As I mentioned before, back when he showed up at Harvard Law School in 1992, he stunned his fellow classmates by putting up flyers around campus for an ‘elite study group’ with the instructions ‘only magnas from top Ivys need apply.’ In other words, at a place where arrogance is like air and self-awareness a precious commodity, Cruz managed to stand out on day one as a triple-ply arrogant ass.
Cruz never seems to have grasped that there are people every bit as sharp as him who didn’t go to an Ivy League School (even a ‘top Ivy’). My read on Cruz, from talking to people who knew him very well in college and law school, is that he’s so confirmed in his belief in his own rectitude and genius that he’s likely impervious to what most of us would interpret as rejection or failure. This didn’t work? Well, too many stupid people or cowards who didn’t flock to my banner. That seemed to be the gist of his speech before the vote. And my guess it wasn’t just puffing but represented his genuine belief.

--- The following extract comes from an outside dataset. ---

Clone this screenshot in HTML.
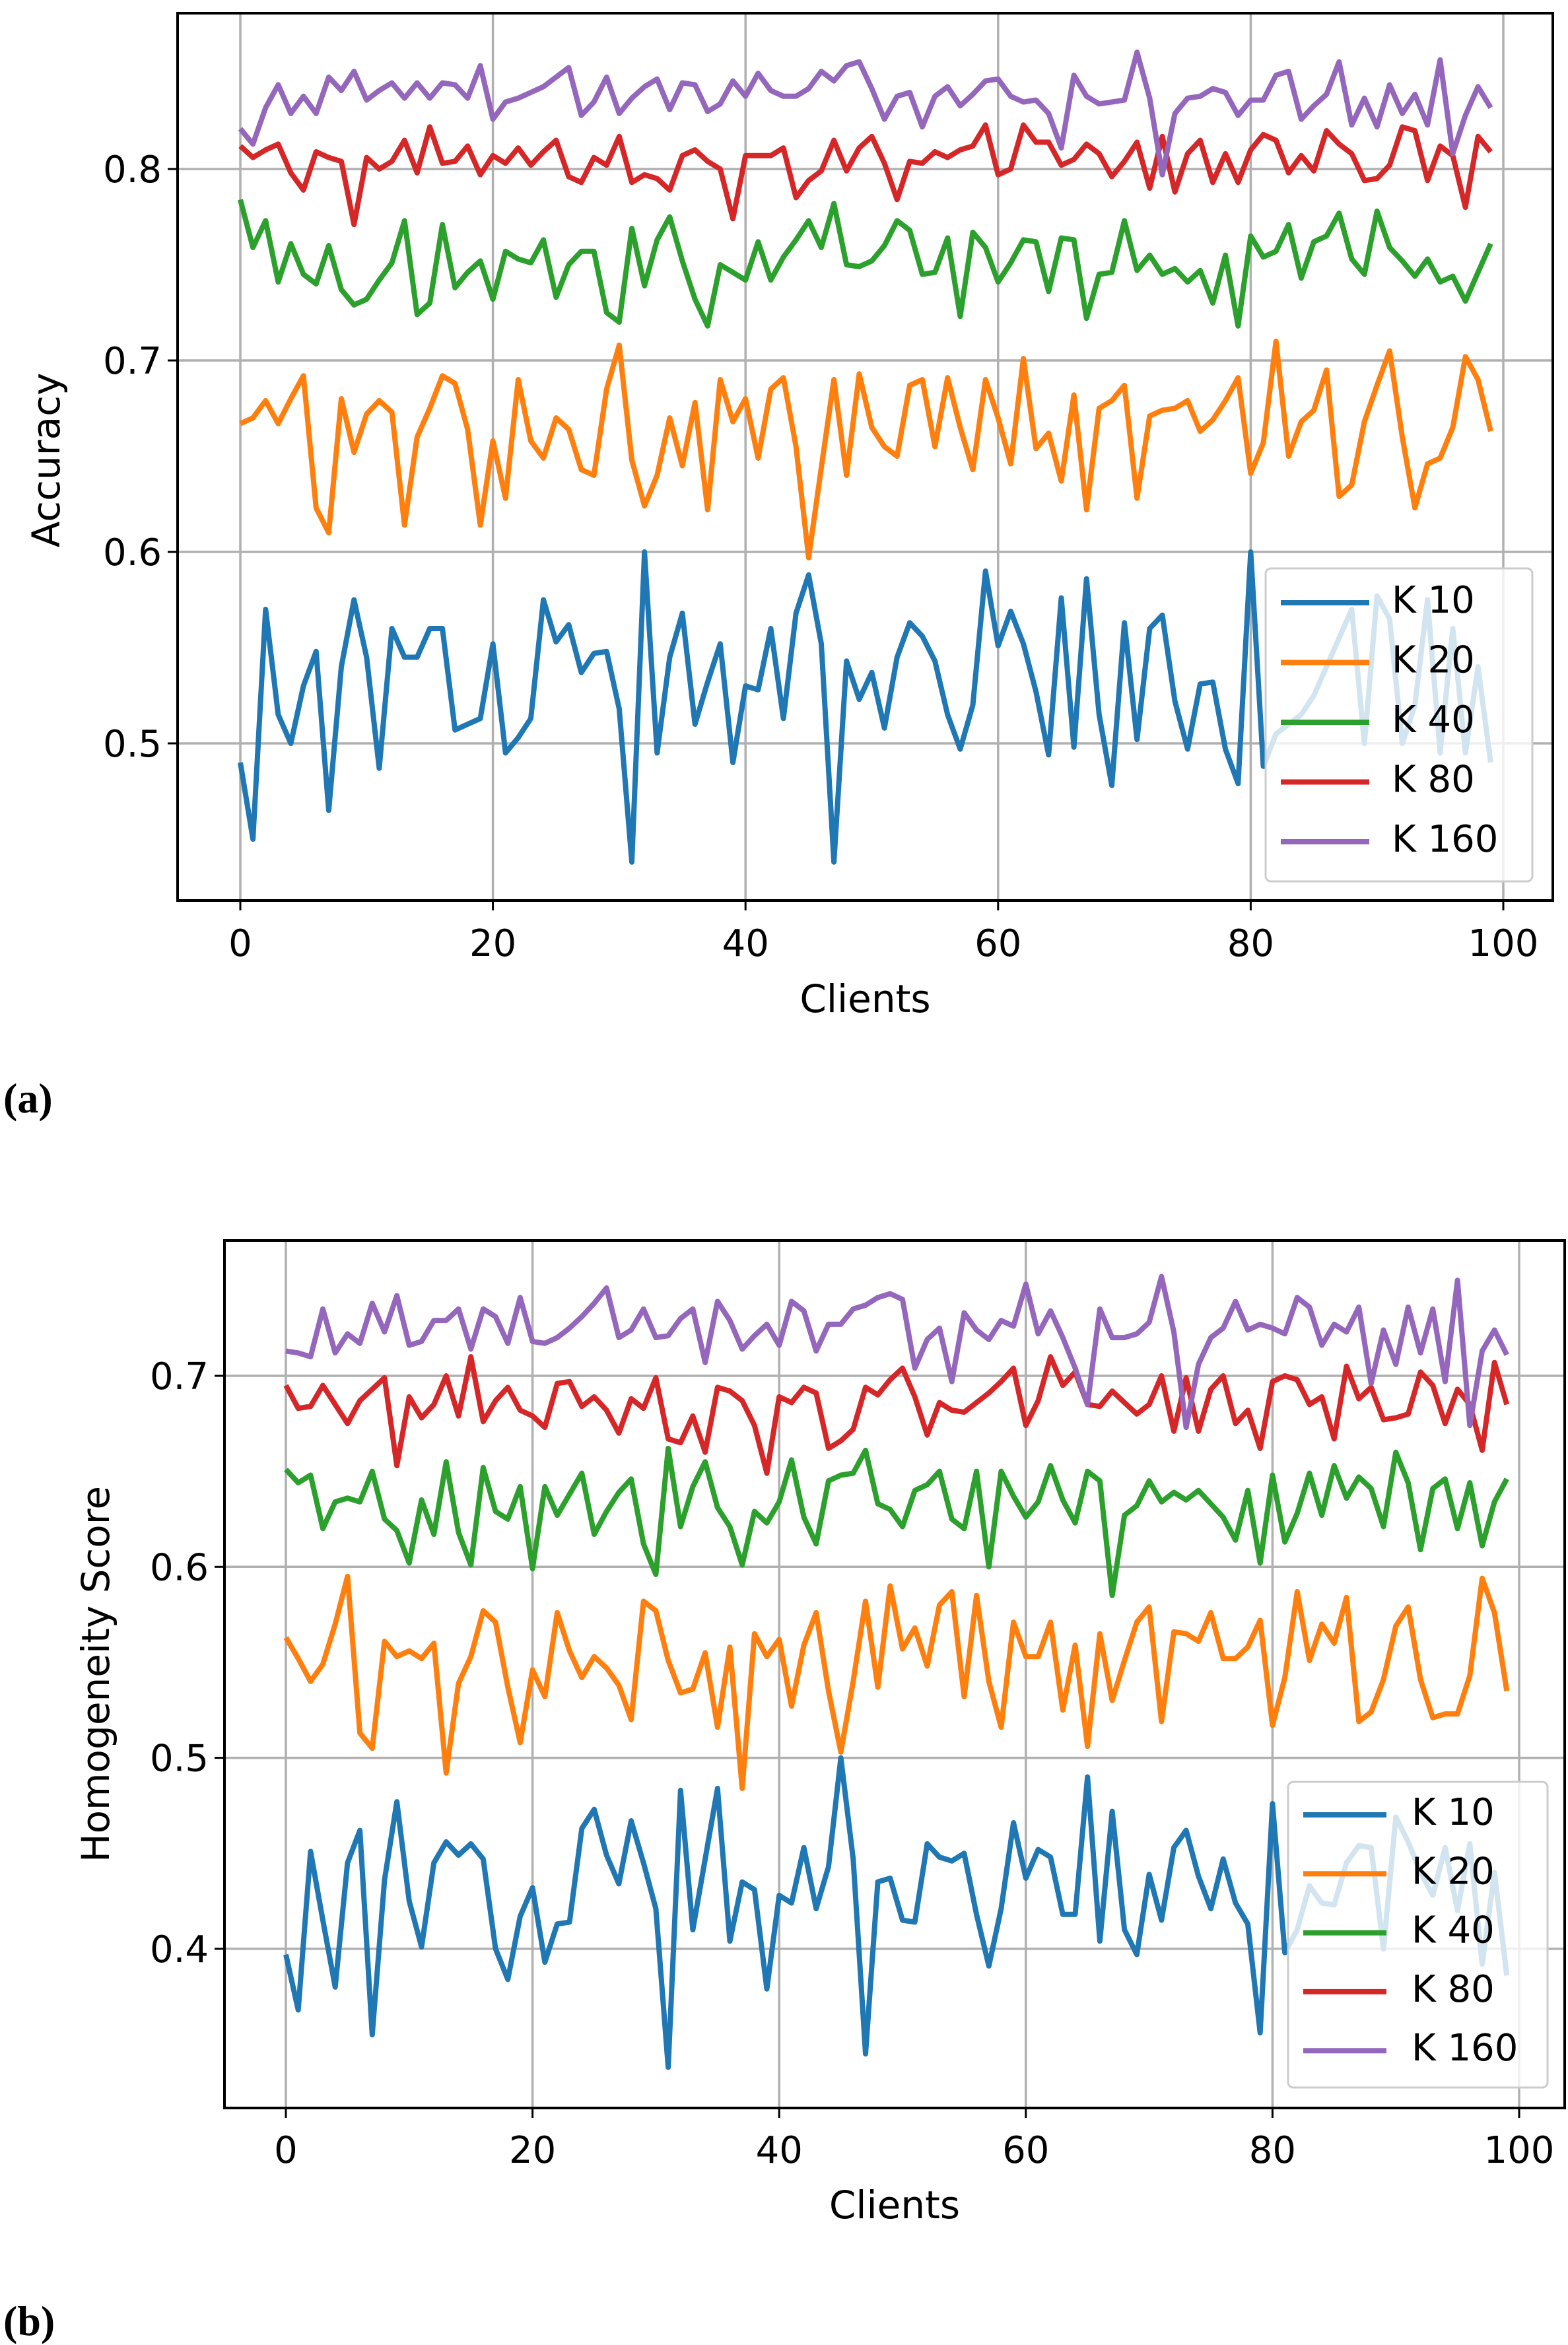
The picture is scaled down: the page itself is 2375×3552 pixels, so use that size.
<!DOCTYPE html>
<html><head><meta charset="utf-8">
<style>html,body{margin:0;padding:0;background:#fff}svg{display:block}</style>
</head><body>
<svg id="s" width="2375" height="3552" xmlns="http://www.w3.org/2000/svg" font-family="DejaVu Sans, sans-serif"></svg>
<script>
const A=[
[.49,.45,.57,.515,.50,.53,.548,.465,.54,.575,.545,.487,.56,.545,.545,.56,.56,.507,.51,.513,.552,.495,.503,.513,.575,.553,.562,.537,.547,.548,.518,.438,.60,.495,.545,.568,.51,.532,.552,.49,.53,.528,.56,.513,.568,.588,.552,.438,.543,.523,.537,.508,.545,.563,.556,.543,.515,.497,.52,.59,.551,.569,.552,.527,.494,.576,.498,.586,.515,.478,.563,.502,.56,.567,.522,.497,.531,.532,.497,.479,.60,.488,.505,.51,.515,.525,.54,.555,.57,.50,.577,.565,.50,.52,.575,.495,.56,.495,.54,.49],
[.667,.67,.679,.667,.68,.692,.623,.61,.68,.652,.672,.679,.673,.614,.66,.675,.692,.688,.664,.614,.658,.628,.69,.658,.649,.67,.664,.643,.64,.685,.708,.648,.624,.64,.67,.645,.678,.622,.69,.668,.68,.649,.685,.691,.655,.597,.644,.69,.64,.693,.665,.655,.65,.687,.69,.655,.691,.665,.643,.69,.67,.646,.701,.654,.662,.637,.682,.622,.675,.679,.687,.628,.671,.674,.675,.679,.663,.669,.679,.691,.641,.657,.71,.65,.668,.674,.695,.629,.635,.668,.687,.705,.66,.623,.646,.649,.665,.702,.69,.663],
[.784,.759,.773,.741,.761,.745,.74,.76,.737,.729,.732,.742,.751,.773,.724,.73,.771,.738,.746,.752,.732,.757,.753,.751,.763,.733,.75,.757,.757,.725,.72,.769,.739,.763,.775,.752,.732,.718,.75,.746,.742,.762,.742,.754,.763,.773,.759,.782,.75,.749,.752,.76,.773,.768,.745,.746,.764,.723,.767,.759,.741,.751,.763,.762,.736,.764,.763,.722,.745,.746,.773,.747,.755,.745,.748,.741,.747,.73,.755,.718,.765,.754,.757,.771,.743,.762,.765,.777,.753,.745,.778,.759,.752,.744,.753,.741,.744,.731,.746,.761],
[.812,.806,.81,.813,.798,.789,.809,.806,.804,.771,.806,.8,.804,.815,.798,.822,.803,.804,.812,.797,.807,.803,.811,.802,.809,.815,.796,.793,.806,.802,.817,.793,.797,.795,.789,.807,.81,.804,.8,.774,.807,.807,.807,.811,.785,.794,.799,.815,.799,.811,.817,.803,.784,.804,.803,.809,.806,.81,.812,.823,.797,.8,.823,.814,.814,.802,.805,.813,.808,.796,.804,.814,.79,.817,.788,.808,.815,.793,.808,.793,.81,.818,.815,.798,.807,.799,.82,.813,.808,.794,.795,.802,.822,.82,.794,.812,.807,.78,.817,.809],
[.821,.813,.832,.844,.829,.838,.829,.848,.841,.851,.836,.841,.845,.837,.845,.837,.845,.844,.837,.854,.826,.835,.837,.84,.843,.848,.853,.828,.835,.848,.829,.837,.843,.847,.831,.845,.844,.83,.834,.846,.838,.85,.841,.838,.838,.842,.851,.846,.854,.856,.842,.826,.838,.84,.822,.838,.843,.833,.839,.846,.847,.838,.835,.836,.829,.811,.849,.838,.834,.835,.836,.861,.837,.797,.829,.837,.838,.842,.84,.828,.836,.836,.849,.851,.826,.833,.839,.856,.823,.837,.822,.844,.829,.839,.823,.857,.808,.828,.843,.832]];
const B=[
[.397,.368,.451,.415,.38,.445,.462,.355,.436,.477,.425,.401,.445,.456,.449,.455,.447,.4,.384,.417,.432,.393,.413,.414,.463,.473,.449,.434,.467,.445,.421,.338,.483,.41,.447,.484,.404,.435,.431,.379,.428,.424,.453,.421,.443,.5,.447,.345,.435,.437,.415,.414,.455,.448,.446,.45,.418,.391,.421,.466,.437,.452,.448,.418,.418,.49,.404,.472,.41,.397,.439,.415,.453,.462,.438,.421,.447,.424,.413,.356,.476,.398,.41,.433,.424,.423,.445,.454,.453,.4,.469,.456,.44,.428,.453,.42,.455,.392,.44,.386],
[.563,.552,.54,.549,.57,.595,.513,.505,.561,.553,.556,.552,.56,.492,.539,.553,.577,.571,.537,.508,.546,.532,.576,.556,.542,.553,.547,.538,.52,.582,.577,.551,.534,.536,.555,.516,.558,.484,.565,.553,.562,.527,.559,.576,.535,.503,.54,.582,.537,.59,.557,.568,.548,.58,.587,.532,.585,.54,.516,.571,.553,.553,.571,.525,.559,.506,.565,.53,.551,.571,.579,.519,.566,.565,.561,.576,.552,.552,.558,.572,.517,.542,.587,.551,.57,.56,.584,.519,.524,.541,.569,.579,.541,.521,.523,.523,.543,.594,.576,.535],
[.651,.644,.648,.62,.634,.636,.634,.65,.625,.619,.602,.635,.617,.655,.618,.601,.652,.629,.625,.642,.599,.642,.627,.638,.649,.617,.629,.639,.646,.612,.596,.662,.621,.642,.655,.631,.621,.601,.629,.623,.634,.656,.626,.612,.645,.648,.649,.661,.633,.63,.621,.64,.643,.65,.625,.62,.65,.6,.65,.637,.626,.634,.653,.635,.623,.65,.645,.585,.627,.632,.645,.634,.639,.635,.64,.633,.626,.614,.64,.602,.648,.613,.628,.649,.627,.653,.636,.647,.641,.621,.66,.644,.609,.641,.646,.62,.644,.611,.634,.646],
[.695,.683,.684,.695,.685,.675,.687,.693,.699,.653,.689,.678,.685,.7,.679,.71,.676,.687,.694,.682,.679,.673,.696,.697,.684,.689,.682,.67,.688,.683,.699,.667,.665,.679,.66,.694,.692,.687,.674,.649,.689,.686,.694,.691,.662,.666,.672,.694,.69,.698,.704,.689,.669,.686,.682,.681,.686,.691,.697,.704,.674,.687,.71,.695,.702,.685,.684,.692,.686,.68,.685,.7,.671,.699,.671,.693,.7,.675,.682,.662,.697,.7,.698,.685,.689,.667,.705,.688,.694,.677,.678,.68,.702,.695,.675,.693,.685,.661,.707,.685],
[.713,.712,.71,.735,.712,.722,.717,.738,.723,.742,.716,.718,.729,.729,.735,.714,.735,.731,.717,.741,.718,.717,.72,.725,.731,.738,.746,.72,.724,.735,.72,.721,.73,.735,.707,.739,.729,.714,.721,.727,.716,.739,.734,.713,.727,.727,.735,.737,.741,.743,.74,.704,.719,.725,.697,.733,.724,.719,.729,.726,.748,.722,.734,.72,.704,.685,.735,.72,.72,.722,.728,.752,.723,.673,.706,.72,.725,.739,.724,.727,.725,.722,.741,.736,.716,.727,.723,.736,.696,.724,.706,.736,.712,.735,.697,.75,.674,.713,.724,.711]];
const C=['#1f77b4','#ff7f0e','#2ca02c','#d62728','#9467bd'];
const N=['K 10','K 20','K 40','K 80','K 160'];
let h='';
function chart(o){
  const X=i=>o.x0+i*o.dx, Y=v=>o.yr+(o.vr-v)*o.dy;
  for(let k=0;k<=100;k+=20){const x=X(k);h+=`<line x1="${x}" y1="${o.t}" x2="${x}" y2="${o.b}" stroke="#b0b0b0" stroke-width="3.5"/>`;
    h+=`<line x1="${x}" y1="${o.b}" x2="${x}" y2="${o.b+15}" stroke="#000" stroke-width="3"/>`;
    h+=`<text x="${x}" y="${o.tl}" font-size="56" text-anchor="middle">${k}</text>`;}
  o.yt.forEach(v=>{const y=Y(v);h+=`<line x1="${o.l}" y1="${y}" x2="${o.r}" y2="${y}" stroke="#b0b0b0" stroke-width="3.5"/>`;
    h+=`<line x1="${o.l-15}" y1="${y}" x2="${o.l}" y2="${y}" stroke="#000" stroke-width="3"/>`;
    h+=`<text x="${o.l-24}" y="${y+20}" font-size="56" text-anchor="end">${v.toFixed(1)}</text>`;});
  o.d.forEach((s,j)=>{h+=`<polyline fill="none" stroke="${C[j]}" stroke-width="8" stroke-linejoin="round" points="${s.map((v,i)=>X(i).toFixed(1)+','+Y(v).toFixed(1)).join(' ')}"/>`;});
  h+=`<rect x="${o.l}" y="${o.t}" width="${o.r-o.l}" height="${o.b-o.t}" fill="none" stroke="#000" stroke-width="4"/>`;
  const L=o.leg;
  h+=`<rect x="${L.x}" y="${L.y}" width="${L.w}" height="${L.h}" rx="8" fill="#fff" fill-opacity="0.8" stroke="#ccc" stroke-width="3"/>`;
  N.forEach((n,j)=>{const y=L.r0+j*L.rs;h+=`<line x1="${L.lx}" y1="${y}" x2="${L.lx+L.lw}" y2="${y}" stroke="${C[j]}" stroke-width="8"/>`;
    h+=`<text x="${L.tx}" y="${y+15}" font-size="56">${n}</text>`;});
  h+=`<text x="${(o.l+o.r)/2}" y="${o.xl}" font-size="58" text-anchor="middle">Clients</text>`;
  h+=`<text transform="translate(${o.yx},${o.yc}) rotate(-90)" font-size="58" text-anchor="middle">${o.yl}</text>`;
  h+=`<text x="5" y="${o.lab}" font-size="64" font-weight="bold" font-family="Liberation Serif, serif">${o.lt}</text>`;
}
chart({l:269,r:2352,t:20,b:1364,x0:364,dx:19.13,yr:256,vr:0.8,dy:2900,yt:[0.5,0.6,0.7,0.8],tl:1448,xl:1533,yx:90,yc:697,yl:'Accuracy',lab:1685,lt:'(a)',d:A,
  leg:{x:1917,y:861,w:404,h:474,r0:913,rs:90.5,lx:1940,lw:134,tx:2108}});
chart({l:340,r:2370,t:1879,b:3193,x0:433,dx:18.68,yr:2084,vr:0.7,dy:2893,yt:[0.4,0.5,0.6,0.7],tl:3276,xl:3360,yx:165,yc:2536,yl:'Homogeneity Score',lab:3537,lt:'(b)',d:B,
  leg:{x:1951,y:2699,w:393,h:463,r0:2749,rs:89.3,lx:1974,lw:126,tx:2138}});
document.getElementById('s').innerHTML=h;
</script>
</body></html>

Remember, this is a man who by all accounts is 100% focused on being the 2016 Republican presidential nominee who has quickly racked up a cosmically abysmal level of popularity nationwide. According to the latest NBC/WSJ poll, he has a 14% approval rating nationwide, with 28% disapproving of him. Now he’s back to saying that he can’t rule out shutting down the government again.
He won’t turn back. He’s impervious to negative feedback. The only question now is what do other power players in the GOP do with him.